Combien ? 60 kilos à tout casser.
Ça
peut le faire, se dit-il. Il faudra la caler un peu pour qu’elle ne bouge pas
là-dedans.
Il
fit mine de l’attraper pour la ramener à l’appart.
Défilèrent
devant ses yeux les images de ces tueurs qui avaient manipulé à mains nues
valises, couteaux, pistolets, scies, marteaux, sacs poubelles, draps, lingeries
de toute sorte. Il s’arrêta net.
Il
me faut des gants. Des gants jetables.
Mais
qu’elle est dure la vie d’un tueur et tous ces détails auxquels il faut songer,
se disait-il, tout en sachant pourtant pertinemment que le crime parfait
n’existait pas et que c’était perdu d’avance.
Il
se reprit. Primo, tu n’es pas un tueur. Secundo, tu as parfaitement le droit de
tout mettre en œuvre pour éviter d’être accusé d’un crime que tu n’as pas
commis. Il songea à son frère qui passait encore pour l’innocent de l’histoire,
après tant d’années, alors que c’était bien lui qui avait commis le désastre
source de tant d’injustice dans son enfance. Cette fois, exclu que je me fasse
avoir.
Bon,
il faut que je remonte à l’appart chercher des gants. Il détestait les
allées-venues inutiles, d’autant plus que cela faisait quand même quatre étages
à monter et à descendre, plus l’escalier qui descendait aux caves. Essaye
d’avoir un esprit pratique et pense à prendre tout ce dont tu as besoin d’un
seul coup.
Il
remonta, et s’assit sur son vide-poches.
Il
examina à nouveau la situation et sa belle-mère, en se demandant dans quoi il
allait l’emballer. Il pouvait bien imaginer qu’avec l’écoulement du temps, le
risque allait se faire tangible et substantiel que d’autres choses allaient
commencer à s’écouler. Il eut envie de vomir.
OK,
il faut l’emballer. Pour éviter aussi qu’elle empeste (ou au moins, pas trop).
La
première idée, et évidente, était les sacs poubelles. D’autres images
défilèrent dans son esprit comme sur un petit écran : les analyses
scientifiques effectuées par les laboratoires de recherches criminelles sur les
sacs poubelles, la marque, le numéro de lot, le magasin qui les avait vendus.

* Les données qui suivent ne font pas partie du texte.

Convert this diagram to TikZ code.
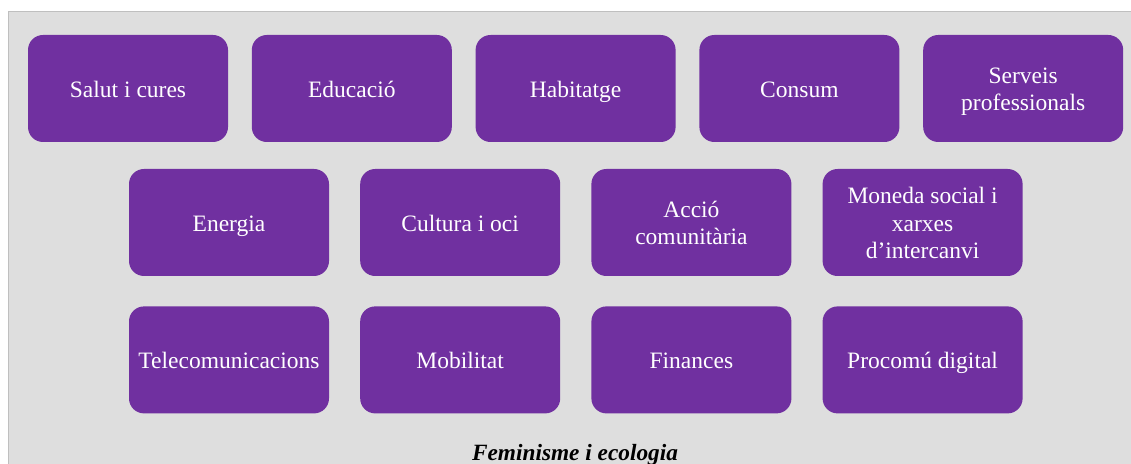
\documentclass[tikz,border=0pt]{standalone}
\usepackage{fontspec}
\setmainfont{Liberation Serif}
\usepackage{tikz}
\usetikzlibrary{positioning}

\definecolor{sectorpurple}{HTML}{7030A0}
\definecolor{panelgray}{HTML}{DEDEDE}
\definecolor{panelline}{HTML}{BFBFBF}
\newcommand{\linestrut}{\rule[-5.2pt]{0pt}{27.7pt}}

\begin{document}
\begin{tikzpicture}[
  x=1pt, y=1pt,
  sectornode/.style={fill=sectorpurple, rounded corners=15pt, minimum width=200pt, minimum height=107pt, inner sep=2pt, text=white, text width=194pt, align=flush center, font=\fontsize{23.5}{27.7}\selectfont, execute at begin node=\linestrut, execute at end node=\linestrut},
  titlelabel/.style={font=\fontsize{23.3}{28}\selectfont\bfseries\itshape, anchor=base, inner sep=0pt}
]
\useasboundingbox (0,0) rectangle (1131,463);

% Background panel
\draw[panelline, line width=1.5pt, fill=panelgray] (8.5,-10) rectangle (1145,451.5);

% First row
\node[sectornode] (salut)   at (128,374.5) {Salut i cures};
\node[sectornode] (educ)    [right=23.4pt of salut] {Educació};
\node[sectornode] (habit)   [right=23.4pt of educ] {Habitatge};
\node[sectornode] (consum)  [right=23.4pt of habit] {Consum};
\node[sectornode] (serveis) [right=23.4pt of consum] {Serveis\\professionals};

% Second row
\node[sectornode] (energia) at (229,240.5) {Energia};
\node[sectornode] (cultura) [right=30.8pt of energia] {Cultura i oci};
\node[sectornode] (accio)   [right=30.8pt of cultura] {Acció\\comunitària};
\node[sectornode] (moneda)  [right=30.8pt of accio] {Moneda social i\\xarxes\\d’intercanvi};

% Third row
\node[sectornode] (telecom)  [below=30pt of energia] {Telecomunicacions};
\node[sectornode] (mobil)    [below=30pt of cultura] {Mobilitat};
\node[sectornode] (finances) [below=30pt of accio] {Finances};
\node[sectornode] (procomu)  [below=30pt of moneda] {Procomú digital};

% Base label
\node[titlelabel] (base) at (575,2.5) {Feminisme i ecologia};
\end{tikzpicture}
\end{document}
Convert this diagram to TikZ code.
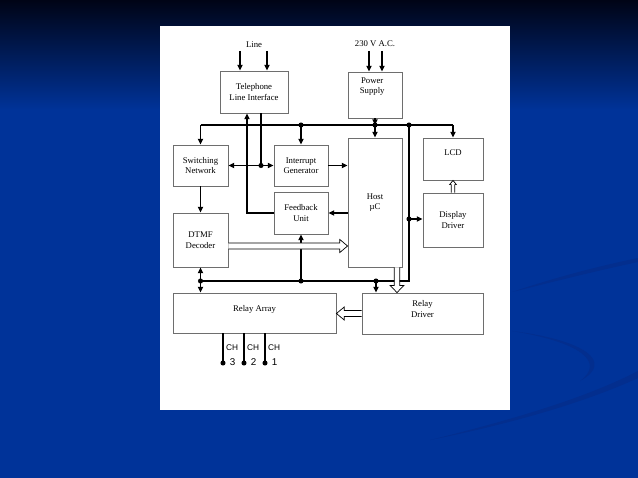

Et voilà démasqué le meurtrier ignorant qu’un simple sac poubelle pouvait
comporter autant de renseignements précieux.
Exit
les sacs poubelles. OK, mais avant de redescendre à la cave, n’oublie pas les
gants.
Par
chance, sa femme avait été une maniaque de la poutze et il y avait dans la
petite armoire sous l’évier de la cuisine un stock entier de gants de ménage,
encore bien emballés dans leur emballage d’origine. Jamais utilisés depuis leur
séparation, car lui, il faisait son ménage à mains nues.
Armé
de gants, en route pour la cave. Tout d’un coup, il lui prit une sorte de hâte
d’en finir au plus vite avec ces préparatifs, car il perdait rapidement
patience lorsque les choses trainaient en longueur, et puis, il voulait éviter
que sa belle-mère commence à empuantir. Il n’avait pas la moindre idée de quand
elle était décédée et la médicine légale n’était pas dans ses domaines de
compétence. Mais il savait que, tôt ou tard, un cadavre pue.
En
redescendant à la cave, il essayait de trouver un substitut aux sacs poubelles.
Les draps, en matière de découverte de l’auteur, étaient encore pire. Ils
comportaient toujours le petit dessin rarissime et révélateur de l’identité de
leur propriétaire.
En
dévalant les quatre étages, il lui vint une autre idée.
Oui,
il avait détesté sa belle-mère, paix à son âme. Mais elle restait quand même un
être humain, auquel quelqu’un avait ôté la vie. Elle aussi avait subi une
injustice. Vu qu’il s’y connaissait en matière d’injustices, il décida de
contribuer du mieux qu’il pouvait à faire en sorte que l’auteur ne reste pas
impuni.
Je
ne sais pas qui tu es, salopiau, mais tu vas avoir affaire à moi.
Puisque
la règle était que l’assassin amenait toujours quelque chose de soi sur le lieu
du crime et ramenait toujours chez lui quelque chose appartenant à la scène du
crime, il fallait donc préserver les indices. Pour que la police, dès la
découverte du corps, puisse faire son travail.
De
nouveau dans sa cave, il regarda attentivement autour de soi.
Un rouleau entier de papier à bulles trônait tout en haut de la plus haute étagère. Ce signe positif du destin eut un effet bénéfique sur son optimisme. Il décida de ne plus prendre cette histoire comme une corvée mais comme un défi. Ce fut donc requinqué moralement qu’il remonta les quatre étages, valise à la main (parfaitement gantée) et rouleau de papier à bulles à l’intérieur.